- Written request
Retype the stretch of lines that starts at the line containing "Convert this chart to Plotly code." and ends at the line containing "0.0002, -0.0216, 0.0006]", inclusive. Do not include pictures.

★ ★ ★ ★ ★

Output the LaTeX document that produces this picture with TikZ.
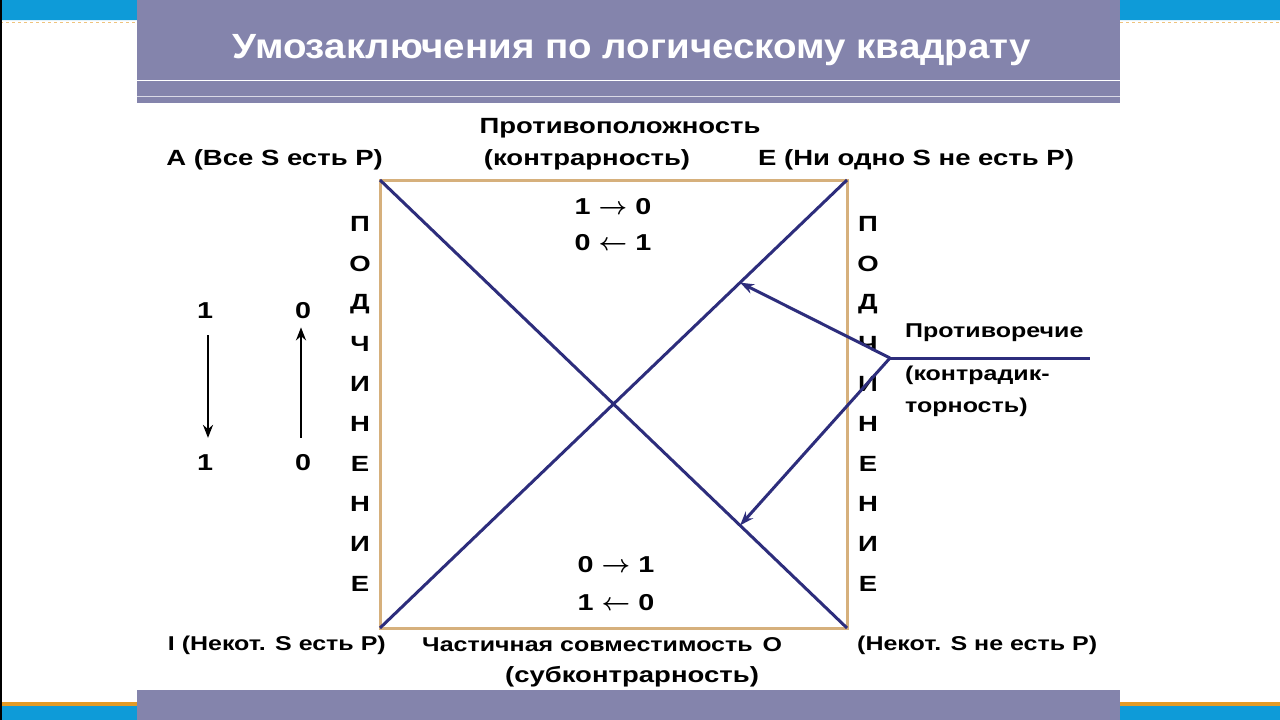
\documentclass[tikz,border=0pt]{standalone}
\usepackage{fontspec}
\setmainfont[FakeStretch=1.25]{Liberation Sans}
\newfontfamily\titlefont[FakeStretch=1.1]{Liberation Sans}
\usetikzlibrary{arrows.meta,calc}
\definecolor{bandgrey}{HTML}{8484AC}
\definecolor{barblue}{HTML}{0E9BD8}
\definecolor{barorange}{HTML}{E39B26}
\definecolor{sqtan}{HTML}{D6B07C}
\definecolor{diagblue}{HTML}{2D2D7C}
\newcommand{\ra}{\(\boldsymbol{\rightarrow}\)}
\newcommand{\la}{\(\boldsymbol{\leftarrow}\)}
\usepackage{amsmath}
\tikzset{
  lbl/.style={font=\bfseries\fontsize{20}{24}\selectfont, inner sep=0pt},
  biglbl/.style={lbl, font=\bfseries\fontsize{22}{26}\selectfont},
  numlbl/.style={lbl, font=\bfseries\fontsize{23}{26}\selectfont},
  diag/.style={draw=diagblue, line width=3pt},
  ptr/.style={draw=diagblue, line width=3pt, -{Stealth[length=14pt,width=10pt]}},
  subarrow/.style={black, line width=2.8pt, -{Stealth[length=13pt,width=10pt]}}
}
\begin{document}
\begin{tikzpicture}[x=1pt,y=-1pt]
	\useasboundingbox[fill=white] (0,0) rectangle (1280,720);
	% slide frame
	\fill[barblue] (0,0) rectangle (137,20) (1120,0) rectangle (1280,20);
	\draw[barorange!60, dashed] (0,22) -- (137,22) (1120,22) -- (1280,22);
	\fill[barorange] (0,702) rectangle (137,706) (1120,702) rectangle (1280,706);
	\fill[barblue] (0,706) rectangle (137,720) (1120,706) rectangle (1280,720);
	\draw[black, line width=1.5pt] (1,0) -- (1,720);
	\fill[bandgrey] (137,0) rectangle (1120,103);
	\draw[white, line width=1pt] (137,80) -- (1120,80);
	\draw[white!70!bandgrey, line width=0.8pt] (137,96) -- (1120,96);
	\fill[bandgrey] (137,690) rectangle (1120,720);
	\node[font=\titlefont\bfseries\fontsize{35}{40}\selectfont, text=white] (title)
	  at (632,50) {Умозаключения по логическому квадрату};
	% square
	\coordinate (A) at (380,180);
	\coordinate (E) at (847,180);
	\coordinate (I) at (380,628);
	\coordinate (O) at (847,628);
	\draw[sqtan, line width=3pt] (A) rectangle (O);
	\draw[diag] (A) -- (O) (I) -- (E);
	% corner labels
	\node[biglbl, anchor=east] (labA) at (383,160) {A (Все S есть P)};
	\node[biglbl, anchor=west] (labE) at (758,160) {E (Ни одно S не есть P)};
	\node[lbl, anchor=east] (labI) at (386,645) {I (Некот. S есть P)};
	\node[lbl, anchor=west] (labO) at (857,645) {(Некот. S не есть P)};
	\node[biglbl] (contr) at (620,128) {Противоположность};
	\node[biglbl] (contr2) at (587,160) {(контрарность)};
	\node[lbl, anchor=west] (subc) at (422,645) {Частичная совместимость\enspace O};
	\node[biglbl] (subc2) at (632,677) {(субконтрарность)};
	\node[numlbl] (top1) at (613,207) {1 \ra\ 0};
	\node[numlbl] (top2) at (613,243) {0 \la\ 1};
	\node[numlbl] (bot1) at (616,565) {0 \ra\ 1};
	\node[numlbl] (bot2) at (616,603) {1 \la\ 0};
	% subalternation
	\foreach \ch [count=\i] in {П,О,Д,Ч,И,Н,Е,Н,И,Е} {
	  \node[biglbl] (subL\i) at (360,184+40*\i) {\ch};
	  \node[biglbl] (subR\i) at (868,184+40*\i) {\ch};
	}
	\node[numlbl] (one1) at (205,311) {1};
	\node[numlbl] (zero1) at (303,311) {0};
	\node[numlbl] (one2) at (205,463) {1};
	\node[numlbl] (zero2) at (303,463) {0};
	\draw[subarrow] ([xshift=3pt,yshift=-16pt]one1.south) -- ([xshift=3pt,yshift=17pt]one2.north);
	\draw[subarrow] ([xshift=-2pt,yshift=17pt]zero2.north) -- ([xshift=-2pt,yshift=-8pt]zero1.south);
	% contradiction
	\node[lbl, anchor=west] (cdx1) at (905,333) {Противоречие};
	\node[lbl, anchor=west] (cdx2) at (905,375) {(контрадик-};
	\node[lbl, anchor=west] (cdx3) at (905,407) {торность)};
	\coordinate (fork) at (890,358);
	\coordinate (tail) at (1090,358);
	\coordinate (hitE) at ($(I)!0.771!(E)$);
	\coordinate (hitO) at ($(A)!0.771!(O)$);
	\draw[diag] (fork) -- (tail);
	\draw[ptr] (fork) -- (hitE);
	\draw[ptr] (fork) -- (hitO);
\end{tikzpicture}
\end{document}
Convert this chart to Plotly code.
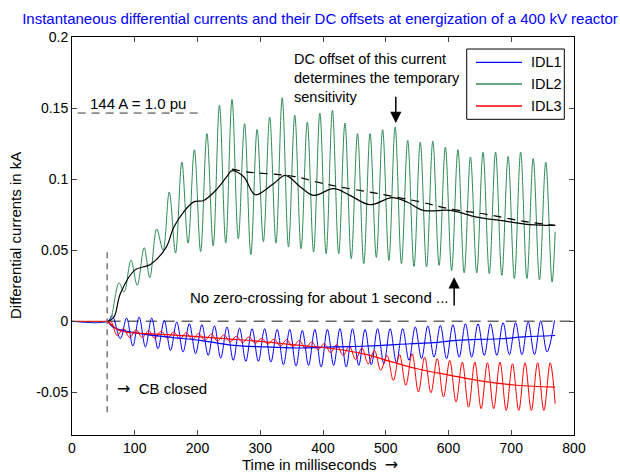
import plotly.graph_objects as go

# ---------------- data ----------------
# IDL1 (blue): time in ms, value in kA  (alternating extrema of the 50 Hz wave)
IDL1_t = [0, 57, 64, 77, 87, 97, 107, 117, 127, 137, 147, 157, 167, 177, 187, 197, 207, 217,
          227, 237, 247, 257, 267, 277, 287, 297, 307, 317, 327, 337, 347, 357, 367, 377,
          387, 397, 407, 417, 427, 437, 447, 457, 467, 477, 487, 497, 507, 517, 527, 537,
          547, 557, 567, 577, 587, 597, 607, 617, 627, 637, 647, 657, 667, 677, 687, 697,
          707, 717, 727, 737, 747, 757, 769]
IDL1_v = [0, 0, 0.004, -0.0123, 0.0023, -0.0174, 0.003, -0.0181, 0.0023, -0.0193, 0.0006,
          -0.0205, -0.0005, -0.0216, -0.0017, -0.0228, -0.0024, -0.024, -0.0033, -0.0259,
          -0.004, -0.0275, -0.0048, -0.0282, -0.0052, -0.0282, -0.0052, -0.0287, -0.0057,
          -0.0306, -0.0057, -0.0315, -0.0064, -0.031, -0.0057, -0.0322, -0.0057, -0.031,
          -0.0052, -0.0322, -0.0052, -0.031, -0.0057, -0.0306, -0.0052, -0.0299, -0.0052,
          -0.0291, -0.0052, -0.0275, -0.004, -0.0263, -0.0033, -0.0252, -0.0029, -0.0263,
          -0.0024, -0.0252, -0.0017, -0.0252, -0.0017, -0.024, -0.0017, -0.024, -0.001,
          -0.0235, -0.001, -0.0235, -0.0005, -0.0235, 0.0002, -0.0216, 0.0006]

# IDL2 (green)
IDL2_t = [0, 57, 61, 75, 83, 94, 104, 115, 124, 135, 145, 155, 165, 175, 185, 195, 205, 215,
          225, 235, 245, 255, 265, 275, 285, 295, 305, 315, 325, 335, 345, 355, 365, 375,
          385, 395, 405, 415, 425, 435, 445, 455, 465, 475, 485, 495, 505, 515, 525, 535,
          545, 555, 565, 575, 585, 595, 605, 615, 625, 635, 645, 655, 665, 675, 685, 695,
          705, 715, 725, 735, 745, 755, 765, 770]
IDL2_v = [0, 0, 0.001, 0.027, 0.0206, 0.043, 0.0253, 0.0518, 0.0307, 0.065, 0.050, 0.091,
          0.048, 0.112, 0.055, 0.1207, 0.049, 0.132, 0.053, 0.152, 0.055, 0.156, 0.058,
          0.139, 0.047, 0.135, 0.056, 0.1437, 0.055, 0.1573, 0.0522, 0.145, 0.051, 0.1402,
          0.0487, 0.1465, 0.0475, 0.1484, 0.0475, 0.1395, 0.044, 0.132, 0.0405, 0.132,
          0.045, 0.1348, 0.0428, 0.1367, 0.0405, 0.1273, 0.0386, 0.1261, 0.0382, 0.1268,
          0.0393, 0.1226, 0.0358, 0.1207, 0.034, 0.1156, 0.034, 0.1191, 0.0335, 0.1191,
          0.0323, 0.116, 0.030, 0.1191, 0.030, 0.1144, 0.0292, 0.112, 0.0276, 0.063]

# IDL3 (red)
IDL3_t = [0, 57, 62, 72, 82, 92, 102, 112, 122, 132, 142, 152, 162, 172, 182, 192, 202, 212,
          222, 232, 242, 252, 262, 272, 282, 292, 302, 312, 322, 332, 342, 352, 362, 372,
          382, 392, 402, 412, 422, 432, 442, 452, 462, 472, 482, 492, 502, 512, 522, 532,
          542, 552, 562, 572, 582, 592, 602, 612, 622, 632, 642, 652, 662, 672, 682, 692,
          702, 712, 722, 732, 742, 752, 762, 770]
IDL3_v = [0, 0, 0.0, -0.010, -0.005, -0.0115, -0.006, -0.0115, -0.0065, -0.012, -0.007,
          -0.012, -0.0075, -0.0125, -0.008, -0.013, -0.0085, -0.0135, -0.009, -0.014,
          -0.0095, -0.0145, -0.0105, -0.015, -0.011, -0.0155, -0.012, -0.016, -0.0125,
          -0.0175, -0.013, -0.018, -0.0135, -0.019, -0.0145, -0.020, -0.0158, -0.022,
          -0.0165, -0.024, -0.0174, -0.027, -0.0188, -0.0299, -0.0205, -0.0345, -0.024,
          -0.0416, -0.0235, -0.045, -0.0228, -0.0498, -0.0252, -0.0503, -0.0263, -0.0533,
          -0.0275, -0.0568, -0.0287, -0.0604, -0.0287, -0.0615, -0.0292, -0.0615, -0.0287,
          -0.0627, -0.0299, -0.0627, -0.0292, -0.0627, -0.0292, -0.0627, -0.0292, -0.058]

# DC offsets
DC1_t = [57, 65, 94, 151, 204, 258, 311, 364, 417, 470, 539, 576, 613, 682, 720, 770]
DC1_v = [0, -0.004, -0.0076, -0.011, -0.0134, -0.017, -0.018, -0.0188, -0.018, -0.0174,
         -0.0158, -0.015, -0.0134, -0.0123, -0.011, -0.010]
DC2_t = [58, 67, 77, 100, 125, 150, 162, 178, 194, 210, 231, 247, 255, 274, 292, 321, 340,
         364, 385, 417, 443, 475, 510, 534, 560, 603, 645, 682, 730, 770]
DC2_v = [0, 0.003, 0.0194, 0.036, 0.040, 0.052, 0.066, 0.077, 0.084, 0.085, 0.093, 0.102,
         0.106, 0.1015, 0.089, 0.0968, 0.1027, 0.0945, 0.0886, 0.0933, 0.0886, 0.082, 0.087,
         0.0839, 0.078, 0.078, 0.0733, 0.071, 0.068, 0.0675]
DC2b_t = [255, 280, 353, 390, 427, 486, 555, 603, 650, 725, 770]
DC2b_v = [0.107, 0.105, 0.102, 0.098, 0.0945, 0.09, 0.084, 0.079, 0.076, 0.070, 0.0675]
DC3_t = [57, 70, 80, 94, 151, 204, 258, 311, 364, 417, 470, 507, 550, 603, 656, 709, 770]
DC3_v = [0, -0.005, -0.007, -0.008, -0.0094, -0.011, -0.0127, -0.0146, -0.017, -0.0193,
         -0.0235, -0.0282, -0.0334, -0.038, -0.0423, -0.045, -0.0463]

x_ticks = [0, 100, 200, 300, 400, 500, 600, 700, 800]
y_ticks = [-0.05, 0, 0.05, 0.1, 0.15, 0.2]
y_tick_labels = ["-0.05", "0", "0.05", "0.1", "0.15", "0.2"]
series_names = ["IDL1", "IDL2", "IDL3"]

BLUE = "#0000ff"
GREEN = "#2e8b57"
RED = "#ff0000"
COLORS = [BLUE, GREEN, RED]
FONT = "Liberation Sans, Arial, Helvetica, sans-serif"
ARROW = '<span style="font-family:DejaVu Sans;font-size:16px">\u2192</span>'

fig = go.Figure()
for name, tt, vv, col in zip(series_names, [IDL1_t, IDL2_t, IDL3_t],
                             [IDL1_v, IDL2_v, IDL3_v], COLORS):
    fig.add_trace(go.Scatter(x=tt, y=vv, mode="lines", name=name, showlegend=False,
                             line=dict(color=col, width=1, shape="spline")))
fig.add_trace(go.Scatter(x=DC1_t, y=DC1_v, mode="lines", showlegend=False,
                         line=dict(color=BLUE, width=1.2, shape="spline")))
fig.add_trace(go.Scatter(x=DC2b_t, y=DC2b_v, mode="lines", showlegend=False,
                         line=dict(color="black", width=1.2, dash="8px,6px", shape="spline")))
fig.add_trace(go.Scatter(x=DC2_t, y=DC2_v, mode="lines", showlegend=False,
                         line=dict(color="black", width=1.2, shape="spline")))
fig.add_trace(go.Scatter(x=DC3_t, y=DC3_v, mode="lines", showlegend=False,
                         line=dict(color=RED, width=1.2, shape="spline")))

shapes = [
    dict(type="line", xref="x", yref="y", x0=60, x1=800, y0=0, y1=0,
         line=dict(color="#666666", width=1.5, dash="11px,7px"), layer="below"),
    dict(type="line", xref="x", yref="y", x0=56, x1=56, y0=-0.064, y1=0.05,
         line=dict(color="#555555", width=1.2, dash="6px,5px")),
    dict(type="line", xref="x", yref="y", x0=9, x1=210, y0=0.1465, y1=0.1465,
         line=dict(color="#333333", width=1, dash="8px,6px")),
    # legend box
    dict(type="rect", xref="paper", yref="paper", x0=0.7863, x1=0.9807, y0=0.7932,
         y1=0.9698, line=dict(color="black", width=1), fillcolor="white", layer="above"),
]

annotations = [
    dict(x=25, y=0.1535, xref="x", yref="y", text="144 A = 1.0 pu", showarrow=False,
         xanchor="left", yanchor="middle", font=dict(size=15, color="black", family=FONT)),
    dict(x=350, y=0.171, xref="x", yref="y",
         text="DC offset of this current<br>determines the temporary<br>sensitivity",
         showarrow=False, xanchor="left", yanchor="middle", align="left",
         font=dict(size=14.5, color="black", family=FONT)),
    dict(x=516, y=0.1395, ax=516, ay=0.159, xref="x", yref="y", axref="x", ayref="y",
         text="", showarrow=True, arrowhead=2, arrowsize=1.5, arrowwidth=1.5,
         arrowcolor="black"),
    dict(x=185, y=0.017, xref="x", yref="y", text="No zero-crossing for about 1 second ...",
         showarrow=False, xanchor="left", yanchor="middle",
         font=dict(size=15, color="black", family=FONT)),
    dict(x=609, y=0.031, ax=609, ay=0.010, xref="x", yref="y", axref="x", ayref="y",
         text="", showarrow=True, arrowhead=2, arrowsize=1.5, arrowwidth=1.5,
         arrowcolor="black"),
    dict(x=69, y=-0.0474, xref="x", yref="y", text=ARROW + "  CB closed", showarrow=False,
         xanchor="left", yanchor="middle", font=dict(size=15, color="black", family=FONT)),
    # axis titles
    dict(x=0.494, y=-0.074, xref="paper", yref="paper", text="Time in milliseconds  " + ARROW,
         showarrow=False, xanchor="center", yanchor="middle",
         font=dict(size=15, color="black", family=FONT)),
    dict(x=-0.1135, y=0.5, xref="paper", yref="paper", text="Differential currents in kA",
         showarrow=False, xanchor="center", yanchor="middle", textangle=-90,
         font=dict(size=15, color="black", family=FONT)),
]

# legend entries (line sample + label), drawn inside the legend box
legend_rows = [0.9364, 0.8819, 0.8266]
for name, col, yy in zip(series_names, COLORS, legend_rows):
    shapes.append(dict(type="line", xref="paper", yref="paper", x0=0.8048, x1=0.8964,
                       y0=yy, y1=yy, line=dict(color=col, width=1.3), layer="above"))
    annotations.append(dict(x=0.9104, y=yy, xref="paper", yref="paper", text=name,
                            showarrow=False, xanchor="left", yanchor="middle",
                            font=dict(size=14.5, color="black", family=FONT)))

fig.update_layout(
    width=620, height=475,
    margin=dict(l=72, r=46, t=37, b=40, autoexpand=False),
    paper_bgcolor="white", plot_bgcolor="white",
    font=dict(family=FONT, size=14, color="black"),
    title=dict(text="Instantaneous differential currents and their DC offsets at energization of a 400 kV reactor",
               x=0.494, xref="paper", xanchor="center", y=1 - 19 / 475, yref="container",
               yanchor="middle", font=dict(size=15, color=BLUE, family=FONT)),
    shapes=shapes,
    annotations=annotations,
    showlegend=False,
)
fig.update_xaxes(range=[0, 800], tickvals=x_ticks, ticks="inside", ticklen=5,
                 showline=True, linecolor="black", linewidth=1, mirror="ticks",
                 showgrid=False, zeroline=False, automargin=False,
                 tickfont=dict(size=14, family=FONT))
fig.update_yaxes(range=[-0.08, 0.2], tickvals=y_ticks, ticktext=y_tick_labels,
                 ticks="inside", ticklen=5, showline=True, linecolor="black", linewidth=1,
                 mirror="ticks", showgrid=False, zeroline=False, automargin=False,
                 tickfont=dict(size=14, family=FONT))

fig.write_html("out.html", config={"displayModeBar": False},
               post_script="document.body.style.margin='0px';document.body.style.overflow='hidden';")
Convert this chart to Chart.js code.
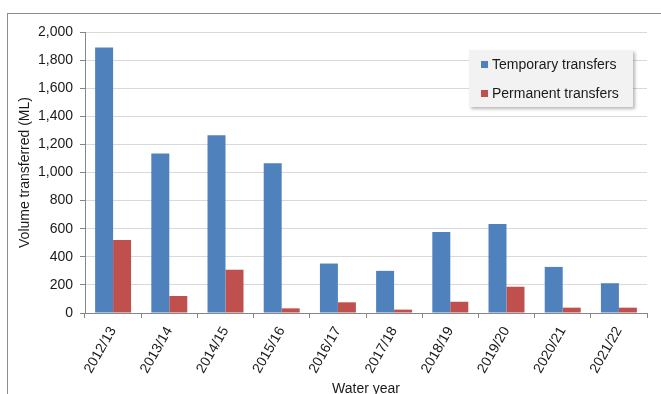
<!DOCTYPE html>
<html>
<head>
<meta charset="utf-8">
<script src="https://cdn.jsdelivr.net/npm/chart.js@4"></script>
<style>
  html, body { margin: 0; padding: 0; background: #fff; }
  #wrap { position: relative; width: 661px; height: 394px; overflow: hidden; font-family: "Liberation Sans", Arial, sans-serif; }
  #frame { position: absolute; left: 7px; top: 13px; width: 700px; height: 420px; border: 1px solid #8c8c8c; box-sizing: border-box; }
  #c { position: absolute; left: 0; top: 0; }
  #legend { position: absolute; left: 469px; top: 50px; width: 164px; height: 57px; background: #f2f2f2; box-shadow: 2px 2px 3px rgba(0,0,0,0.28); box-sizing: border-box; }
  .item { position: absolute; left: 12px; height: 16px; line-height: 16px; font-size: 14px; color: #1a1a1a; white-space: nowrap; }
  .sw { display: inline-block; width: 7px; height: 7px; margin-right: 4px; vertical-align: 1px; }
</style>
</head>
<body>
<div id="wrap">
  <div id="frame"></div>
  <canvas id="c" width="661" height="394"></canvas>
  <div id="legend"></div>
</div>
<script>
const categories = ['2012/13','2013/14','2014/15','2015/16','2016/17','2017/18','2018/19','2019/20','2020/21','2021/22'];
const temporaryTransfers = [1890, 1135, 1265, 1065, 352, 300, 577, 633, 328, 212];
const permanentTransfers = [520, 121, 308, 33, 76, 24, 80, 187, 38, 38];
const seriesNames = ['Temporary transfers', 'Permanent transfers'];
const seriesColors = ['#4F81BD', '#C0504D'];
const yMin = 0, yMax = 2000, yStep = 200;
const xTitle = 'Water year';
const yTitle = 'Volume transferred (ML)';

const font = { family: '"Liberation Sans", Arial, sans-serif', size: 14 };

new Chart(document.getElementById('c'), {
  type: 'bar',
  data: {
    labels: categories,
    datasets: [
      { label: seriesNames[0], data: temporaryTransfers, backgroundColor: seriesColors[0], barPercentage: 1, categoryPercentage: 0.64 },
      { label: seriesNames[1], data: permanentTransfers, backgroundColor: seriesColors[1], barPercentage: 1, categoryPercentage: 0.64 }
    ]
  },
  options: {
    responsive: false,
    animation: false,
    layout: { padding: { top: 32, right: 14, left: 0, bottom: 0 } },
    plugins: { legend: { display: false }, tooltip: { enabled: false } },
    scales: {
      x: {
        offset: true,
        grid: { offset: true, drawOnChartArea: false, drawTicks: true, tickLength: 5, color: '#868686' },
        border: { color: '#868686', width: 1 },
        ticks: { minRotation: 60, maxRotation: 60, font: font, color: '#1a1a1a', padding: 6 },
        title: { display: true, text: xTitle, font: font, color: '#1a1a1a', padding: { top: 0, bottom: -4 } },
        afterFit: s => { s.height = 81; }
      },
      y: {
        min: yMin, max: yMax,
        grid: { color: '#d9d9d9', tickColor: '#868686', tickLength: 5, drawTicks: true },
        border: { color: '#868686', width: 1 },
        ticks: { stepSize: yStep, font: font, color: '#1a1a1a', padding: 7,
                 callback: v => v.toLocaleString('en-US') },
        title: { display: true, text: yTitle, font: font, color: '#1a1a1a', padding: { top: 16.5, bottom: 0 } },
        afterFit: s => { s.width = 85; }
      }
    }
  }
});

const leg = document.getElementById('legend');
const rowTops = [6, 35];
seriesNames.forEach((n, i) => {
  const d = document.createElement('div');
  d.className = 'item';
  d.style.top = rowTops[i] + 'px';
  const sw = document.createElement('span');
  sw.className = 'sw';
  sw.style.background = seriesColors[i];
  d.appendChild(sw);
  d.appendChild(document.createTextNode(n));
  leg.appendChild(d);
});
</script>
</body>
</html>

★ ★ ★ ★ ★

- Final result
Convert this chart to Plotly code.
import plotly.graph_objects as go

# ---------------- data ----------------
# IDL1 (blue): time in ms, value in kA  (alternating extrema of the 50 Hz wave)
IDL1_t = [0, 57, 64, 77, 87, 97, 107, 117, 127, 137, 147, 157, 167, 177, 187, 197, 207, 217,
          227, 237, 247, 257, 267, 277, 287, 297, 307, 317, 327, 337, 347, 357, 367, 377,
          387, 397, 407, 417, 427, 437, 447, 457, 467, 477, 487, 497, 507, 517, 527, 537,
          547, 557, 567, 577, 587, 597, 607, 617, 627, 637, 647, 657, 667, 677, 687, 697,
          707, 717, 727, 737, 747, 757, 769]
IDL1_v = [0, 0, 0.004, -0.0123, 0.0023, -0.0174, 0.003, -0.0181, 0.0023, -0.0193, 0.0006,
          -0.0205, -0.0005, -0.0216, -0.0017, -0.0228, -0.0024, -0.024, -0.0033, -0.0259,
          -0.004, -0.0275, -0.0048, -0.0282, -0.0052, -0.0282, -0.0052, -0.0287, -0.0057,
          -0.0306, -0.0057, -0.0315, -0.0064, -0.031, -0.0057, -0.0322, -0.0057, -0.031,
          -0.0052, -0.0322, -0.0052, -0.031, -0.0057, -0.0306, -0.0052, -0.0299, -0.0052,
          -0.0291, -0.0052, -0.0275, -0.004, -0.0263, -0.0033, -0.0252, -0.0029, -0.0263,
          -0.0024, -0.0252, -0.0017, -0.0252, -0.0017, -0.024, -0.0017, -0.024, -0.001,
          -0.0235, -0.001, -0.0235, -0.0005, -0.0235, 0.0002, -0.0216, 0.0006]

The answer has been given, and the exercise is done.